The nature of crime in South Devon in the 21st century, remains very different to what it was and while some might still yearn for the days of the “bobby on the beat” it is essential we have a police force that it is able to respond quickly and flexibly to local crimes across the vast expanse that is South Devon.
So how can this be achieved, and what more can be done? Innovation is always required, and as ever South Devon can serve as a pilot scheme for the rest of the country to follow. My Police Hub Initiative seeks to open up more places and spaces for the police to utilise. Working with Parish Councils and using local facilities such as town and village halls, or churches, or community spaces, we can open up new areas of the countryside for the police to use.
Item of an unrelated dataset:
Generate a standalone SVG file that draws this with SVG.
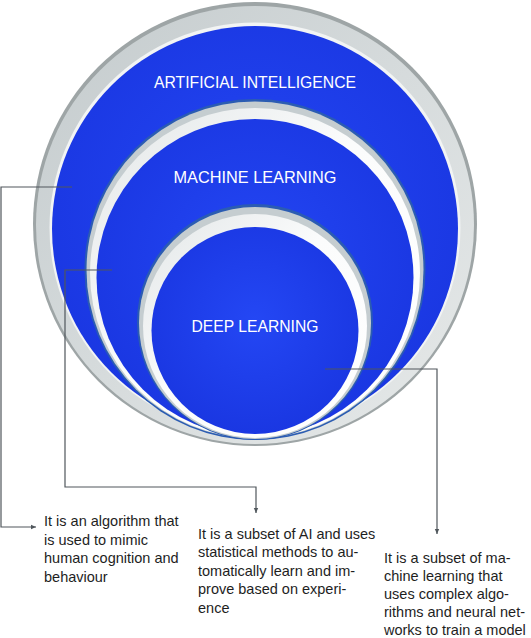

Through this initiative the police can now factor in multiple “stop off “points while on patrol, rather than often having to return to their main headquarters. These community spaces will serve as a place for the police to use when on routine trips, but also to enhance engagement with communities. Perhaps most importantly these Police Hubs will help to drive up visibility and deter criminal activity.
Last week, I launched the first of these Police Hubs in East Allington and with a further twelve Parish Councils signed up to the initiative, I am hoping we can reassure residents of the safety and security of South Devon as well as supporting our fantastic police officers who do so much for so many, often with precious little thanks.
Already there has been a wide and warm welcome to this concept from both residents and the police, and it is my belief that by creating a widespread network we can see that no village, hamlet or community, is cut off from the front-line services that it needs. There is also room for this initiative to be expanded to other front-line services as well as being utilised in a disaster or emergency response scenario.
So, if your local Parish Council has not signed up for this initiative, then please do encourage them to do so. A full complement of Parish Councils working together will not only strengthen our resolve to stamp out all crime but make the life of our police officers easier. Added to which, if this model works then I have suggested to the Home Secretary and her Department that a national pilot scheme be launched across the whole country using this very unique South Devon model as the example.
As always, getting it right locally can have a huge impact at the national level. We have the chance to create a new system and mechanism that can both support and assist our front-line services that is cost effective and crime reducing. Such opportunities do not come round that often!